> _Stated task_: Scan the data beneath this task and copy each line that includes "with".

> _Provided material_:

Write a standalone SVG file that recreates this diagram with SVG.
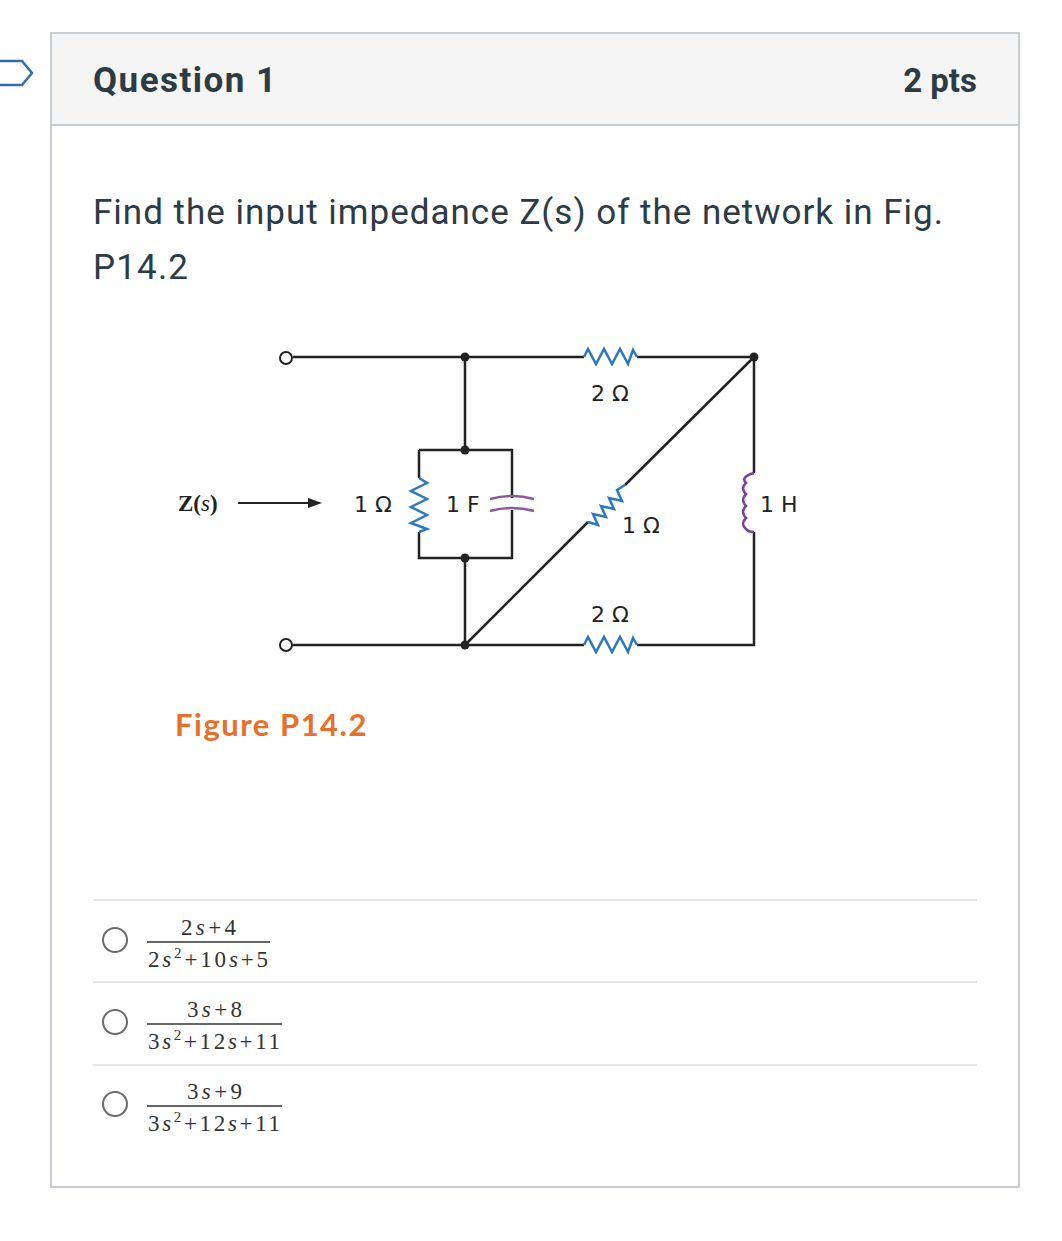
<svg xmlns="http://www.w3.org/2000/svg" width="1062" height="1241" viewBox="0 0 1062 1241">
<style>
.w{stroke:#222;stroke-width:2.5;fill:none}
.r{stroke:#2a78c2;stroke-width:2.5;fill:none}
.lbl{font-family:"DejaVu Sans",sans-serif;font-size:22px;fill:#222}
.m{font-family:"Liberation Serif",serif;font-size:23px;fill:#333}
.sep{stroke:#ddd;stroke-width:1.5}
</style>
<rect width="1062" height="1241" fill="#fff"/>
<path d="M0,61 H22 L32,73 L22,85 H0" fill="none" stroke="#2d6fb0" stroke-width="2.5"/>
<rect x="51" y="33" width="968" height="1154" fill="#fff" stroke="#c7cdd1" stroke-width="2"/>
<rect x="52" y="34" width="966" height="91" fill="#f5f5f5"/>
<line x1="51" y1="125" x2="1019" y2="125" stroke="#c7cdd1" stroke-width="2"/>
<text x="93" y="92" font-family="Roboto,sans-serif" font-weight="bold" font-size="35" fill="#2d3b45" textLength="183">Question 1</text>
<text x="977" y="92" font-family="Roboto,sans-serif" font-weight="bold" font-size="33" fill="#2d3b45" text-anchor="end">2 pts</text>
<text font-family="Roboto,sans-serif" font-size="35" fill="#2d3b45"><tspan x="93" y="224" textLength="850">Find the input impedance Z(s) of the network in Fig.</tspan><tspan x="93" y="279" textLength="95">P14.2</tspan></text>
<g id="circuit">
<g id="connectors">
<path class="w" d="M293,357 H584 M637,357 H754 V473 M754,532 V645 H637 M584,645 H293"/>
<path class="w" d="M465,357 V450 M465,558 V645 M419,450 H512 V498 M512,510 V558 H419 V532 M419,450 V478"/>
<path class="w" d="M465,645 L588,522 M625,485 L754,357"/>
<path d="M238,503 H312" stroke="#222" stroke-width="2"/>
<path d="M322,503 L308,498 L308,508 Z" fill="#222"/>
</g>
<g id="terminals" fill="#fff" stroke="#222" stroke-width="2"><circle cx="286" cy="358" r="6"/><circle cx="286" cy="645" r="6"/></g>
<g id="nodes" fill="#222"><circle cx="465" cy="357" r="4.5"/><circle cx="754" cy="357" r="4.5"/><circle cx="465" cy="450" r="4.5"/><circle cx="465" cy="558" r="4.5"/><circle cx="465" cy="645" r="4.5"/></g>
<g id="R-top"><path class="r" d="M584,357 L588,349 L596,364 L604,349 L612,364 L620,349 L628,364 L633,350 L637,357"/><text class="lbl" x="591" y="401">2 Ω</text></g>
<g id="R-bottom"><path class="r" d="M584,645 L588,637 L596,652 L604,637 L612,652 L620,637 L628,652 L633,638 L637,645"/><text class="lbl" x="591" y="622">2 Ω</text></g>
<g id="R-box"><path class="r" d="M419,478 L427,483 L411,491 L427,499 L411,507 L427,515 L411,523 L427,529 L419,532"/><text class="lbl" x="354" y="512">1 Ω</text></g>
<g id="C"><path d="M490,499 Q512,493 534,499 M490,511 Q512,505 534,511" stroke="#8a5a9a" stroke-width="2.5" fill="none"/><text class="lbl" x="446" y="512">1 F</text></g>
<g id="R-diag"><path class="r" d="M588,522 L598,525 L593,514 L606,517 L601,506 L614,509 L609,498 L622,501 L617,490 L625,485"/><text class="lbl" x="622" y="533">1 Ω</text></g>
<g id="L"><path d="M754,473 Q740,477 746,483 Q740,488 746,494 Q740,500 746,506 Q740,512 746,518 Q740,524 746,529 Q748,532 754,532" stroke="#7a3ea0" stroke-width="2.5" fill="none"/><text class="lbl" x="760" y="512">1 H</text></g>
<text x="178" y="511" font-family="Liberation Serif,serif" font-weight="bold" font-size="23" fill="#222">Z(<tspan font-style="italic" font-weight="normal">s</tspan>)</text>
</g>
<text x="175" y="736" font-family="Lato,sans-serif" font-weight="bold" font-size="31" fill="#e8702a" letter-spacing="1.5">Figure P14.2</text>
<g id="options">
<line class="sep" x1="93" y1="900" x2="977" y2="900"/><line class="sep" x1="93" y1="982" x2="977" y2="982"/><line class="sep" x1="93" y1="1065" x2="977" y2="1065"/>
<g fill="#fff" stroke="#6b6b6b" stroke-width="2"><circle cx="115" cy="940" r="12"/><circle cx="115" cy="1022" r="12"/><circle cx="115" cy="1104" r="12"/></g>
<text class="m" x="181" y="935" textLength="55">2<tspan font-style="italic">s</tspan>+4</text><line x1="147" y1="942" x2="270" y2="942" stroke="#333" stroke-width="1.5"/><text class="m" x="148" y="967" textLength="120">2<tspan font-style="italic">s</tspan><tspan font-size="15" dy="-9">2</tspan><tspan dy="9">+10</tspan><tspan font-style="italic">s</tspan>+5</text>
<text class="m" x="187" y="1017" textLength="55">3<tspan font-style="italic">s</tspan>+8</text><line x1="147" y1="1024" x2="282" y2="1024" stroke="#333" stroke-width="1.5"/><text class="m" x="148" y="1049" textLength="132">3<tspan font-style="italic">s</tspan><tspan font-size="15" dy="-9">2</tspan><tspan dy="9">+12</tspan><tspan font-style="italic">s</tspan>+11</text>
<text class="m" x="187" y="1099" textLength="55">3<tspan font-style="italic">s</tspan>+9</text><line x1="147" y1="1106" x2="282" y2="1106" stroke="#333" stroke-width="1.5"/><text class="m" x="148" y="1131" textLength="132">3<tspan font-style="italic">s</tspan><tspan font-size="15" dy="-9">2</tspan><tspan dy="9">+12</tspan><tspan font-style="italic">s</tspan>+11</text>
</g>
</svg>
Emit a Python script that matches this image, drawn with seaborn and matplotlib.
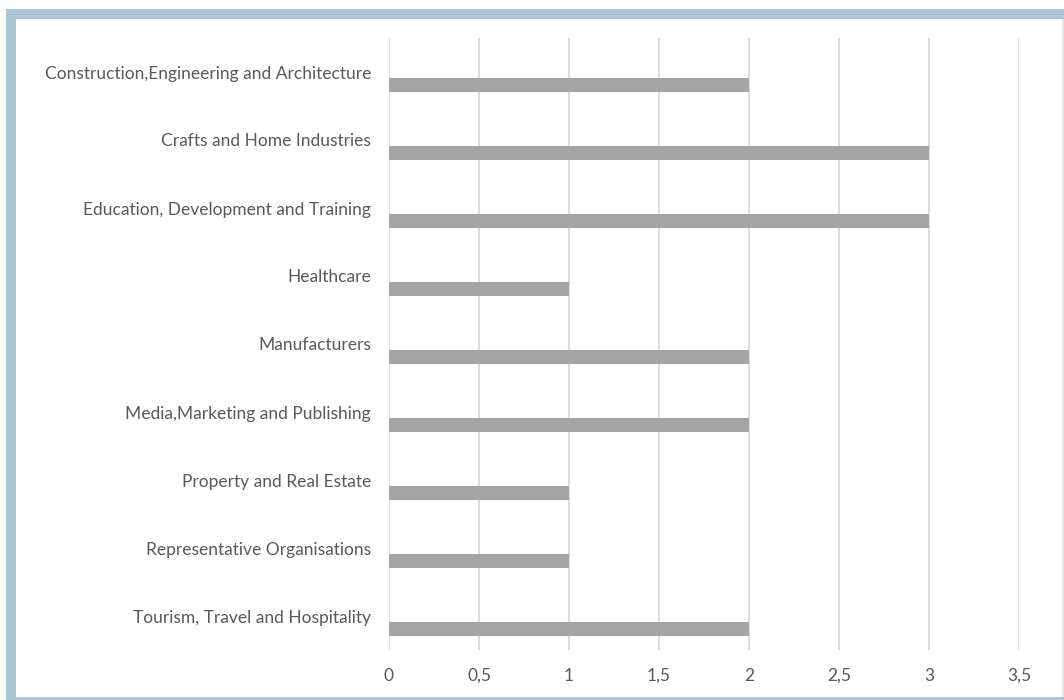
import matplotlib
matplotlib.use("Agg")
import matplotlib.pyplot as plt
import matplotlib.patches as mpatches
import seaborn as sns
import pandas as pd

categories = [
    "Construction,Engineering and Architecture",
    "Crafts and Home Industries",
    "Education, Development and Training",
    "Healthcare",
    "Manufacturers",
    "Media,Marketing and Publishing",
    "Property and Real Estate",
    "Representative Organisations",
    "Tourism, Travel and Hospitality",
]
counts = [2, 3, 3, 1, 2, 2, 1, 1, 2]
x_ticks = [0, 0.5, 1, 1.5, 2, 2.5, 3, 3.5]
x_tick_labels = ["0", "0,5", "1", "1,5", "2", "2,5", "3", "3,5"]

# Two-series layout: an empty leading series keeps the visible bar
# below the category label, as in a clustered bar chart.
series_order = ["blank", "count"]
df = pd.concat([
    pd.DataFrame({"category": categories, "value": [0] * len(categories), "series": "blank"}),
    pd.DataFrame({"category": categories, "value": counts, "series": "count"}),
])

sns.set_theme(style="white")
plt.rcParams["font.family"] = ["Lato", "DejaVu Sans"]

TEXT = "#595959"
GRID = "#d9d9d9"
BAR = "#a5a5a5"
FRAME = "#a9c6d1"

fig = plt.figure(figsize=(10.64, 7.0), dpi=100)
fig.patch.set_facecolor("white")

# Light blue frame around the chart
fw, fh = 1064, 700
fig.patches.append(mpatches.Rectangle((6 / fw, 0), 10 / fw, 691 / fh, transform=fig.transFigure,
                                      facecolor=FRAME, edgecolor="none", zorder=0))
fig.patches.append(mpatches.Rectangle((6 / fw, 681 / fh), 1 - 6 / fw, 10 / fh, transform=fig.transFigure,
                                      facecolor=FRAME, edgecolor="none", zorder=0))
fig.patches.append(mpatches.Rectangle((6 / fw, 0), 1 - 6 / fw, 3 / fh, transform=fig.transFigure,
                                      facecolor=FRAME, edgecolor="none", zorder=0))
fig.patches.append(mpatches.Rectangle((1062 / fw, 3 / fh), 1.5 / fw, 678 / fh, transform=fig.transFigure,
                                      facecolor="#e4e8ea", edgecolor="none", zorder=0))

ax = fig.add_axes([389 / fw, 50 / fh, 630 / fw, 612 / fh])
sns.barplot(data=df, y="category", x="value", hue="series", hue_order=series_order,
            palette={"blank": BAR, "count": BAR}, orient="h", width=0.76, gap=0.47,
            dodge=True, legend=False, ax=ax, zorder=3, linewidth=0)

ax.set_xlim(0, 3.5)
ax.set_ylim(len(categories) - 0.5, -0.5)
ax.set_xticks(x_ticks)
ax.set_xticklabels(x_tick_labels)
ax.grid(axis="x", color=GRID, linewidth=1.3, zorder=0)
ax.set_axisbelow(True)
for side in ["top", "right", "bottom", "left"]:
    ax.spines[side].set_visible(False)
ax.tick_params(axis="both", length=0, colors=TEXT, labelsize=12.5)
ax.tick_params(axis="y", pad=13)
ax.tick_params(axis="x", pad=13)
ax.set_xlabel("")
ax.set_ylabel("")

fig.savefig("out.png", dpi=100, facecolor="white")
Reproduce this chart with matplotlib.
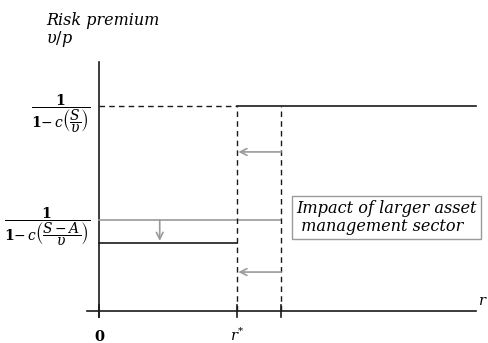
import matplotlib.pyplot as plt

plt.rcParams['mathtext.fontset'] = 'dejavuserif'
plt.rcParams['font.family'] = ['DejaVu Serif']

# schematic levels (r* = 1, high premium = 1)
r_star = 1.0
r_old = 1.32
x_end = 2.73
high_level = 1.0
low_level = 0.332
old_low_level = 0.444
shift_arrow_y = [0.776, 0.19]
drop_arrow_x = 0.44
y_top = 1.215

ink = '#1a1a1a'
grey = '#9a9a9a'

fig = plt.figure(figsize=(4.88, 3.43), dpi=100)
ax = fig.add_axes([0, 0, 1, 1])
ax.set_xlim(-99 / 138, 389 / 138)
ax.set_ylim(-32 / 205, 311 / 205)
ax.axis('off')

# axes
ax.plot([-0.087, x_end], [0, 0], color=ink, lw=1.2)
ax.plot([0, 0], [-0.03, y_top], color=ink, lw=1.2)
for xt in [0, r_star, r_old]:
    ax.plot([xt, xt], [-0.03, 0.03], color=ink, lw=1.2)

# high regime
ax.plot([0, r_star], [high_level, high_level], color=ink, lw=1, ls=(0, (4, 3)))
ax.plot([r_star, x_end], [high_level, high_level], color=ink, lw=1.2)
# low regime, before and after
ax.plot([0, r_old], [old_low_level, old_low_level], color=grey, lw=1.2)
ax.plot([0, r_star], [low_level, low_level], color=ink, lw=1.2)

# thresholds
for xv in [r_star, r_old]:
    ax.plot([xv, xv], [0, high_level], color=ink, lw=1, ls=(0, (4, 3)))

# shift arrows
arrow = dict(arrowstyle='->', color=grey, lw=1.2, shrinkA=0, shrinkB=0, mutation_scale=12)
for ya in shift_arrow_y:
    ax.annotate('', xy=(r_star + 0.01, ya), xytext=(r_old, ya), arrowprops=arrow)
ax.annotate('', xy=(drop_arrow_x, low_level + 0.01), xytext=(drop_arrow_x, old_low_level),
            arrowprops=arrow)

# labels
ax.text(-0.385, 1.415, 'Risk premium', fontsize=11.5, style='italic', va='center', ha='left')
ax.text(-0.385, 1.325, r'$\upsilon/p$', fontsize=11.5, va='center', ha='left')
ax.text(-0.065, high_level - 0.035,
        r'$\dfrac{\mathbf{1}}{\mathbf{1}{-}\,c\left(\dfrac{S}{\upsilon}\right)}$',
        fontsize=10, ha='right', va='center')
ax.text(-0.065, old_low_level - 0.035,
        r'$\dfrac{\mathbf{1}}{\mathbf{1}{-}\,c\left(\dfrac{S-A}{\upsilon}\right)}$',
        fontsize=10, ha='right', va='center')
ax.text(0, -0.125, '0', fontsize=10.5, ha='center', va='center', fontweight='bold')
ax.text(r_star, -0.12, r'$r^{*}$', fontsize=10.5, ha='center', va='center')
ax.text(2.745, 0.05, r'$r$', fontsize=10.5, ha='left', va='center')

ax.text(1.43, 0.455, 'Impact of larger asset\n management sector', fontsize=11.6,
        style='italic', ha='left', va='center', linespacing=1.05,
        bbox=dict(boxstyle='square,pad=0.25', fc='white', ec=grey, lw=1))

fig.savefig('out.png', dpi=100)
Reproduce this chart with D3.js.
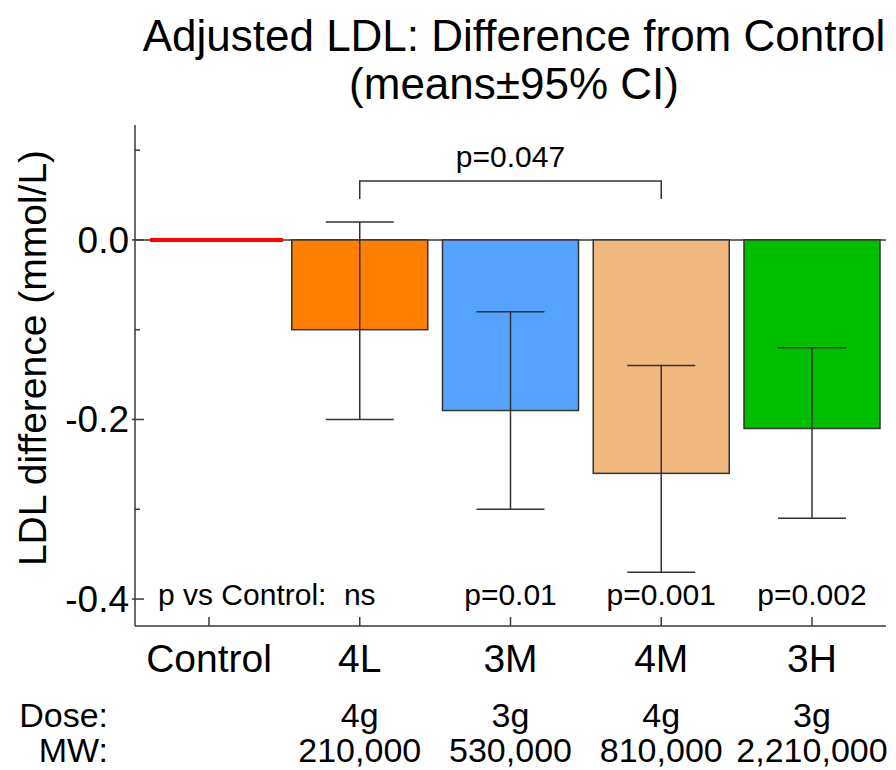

> _Response to this task_:
Write a standalone SVG file that recreates this diagram with SVG.
Emit a Python script that matches this image, drawn with seaborn and matplotlib.
Reproduce this chart with matplotlib.
Reproduce this chart with D3.js.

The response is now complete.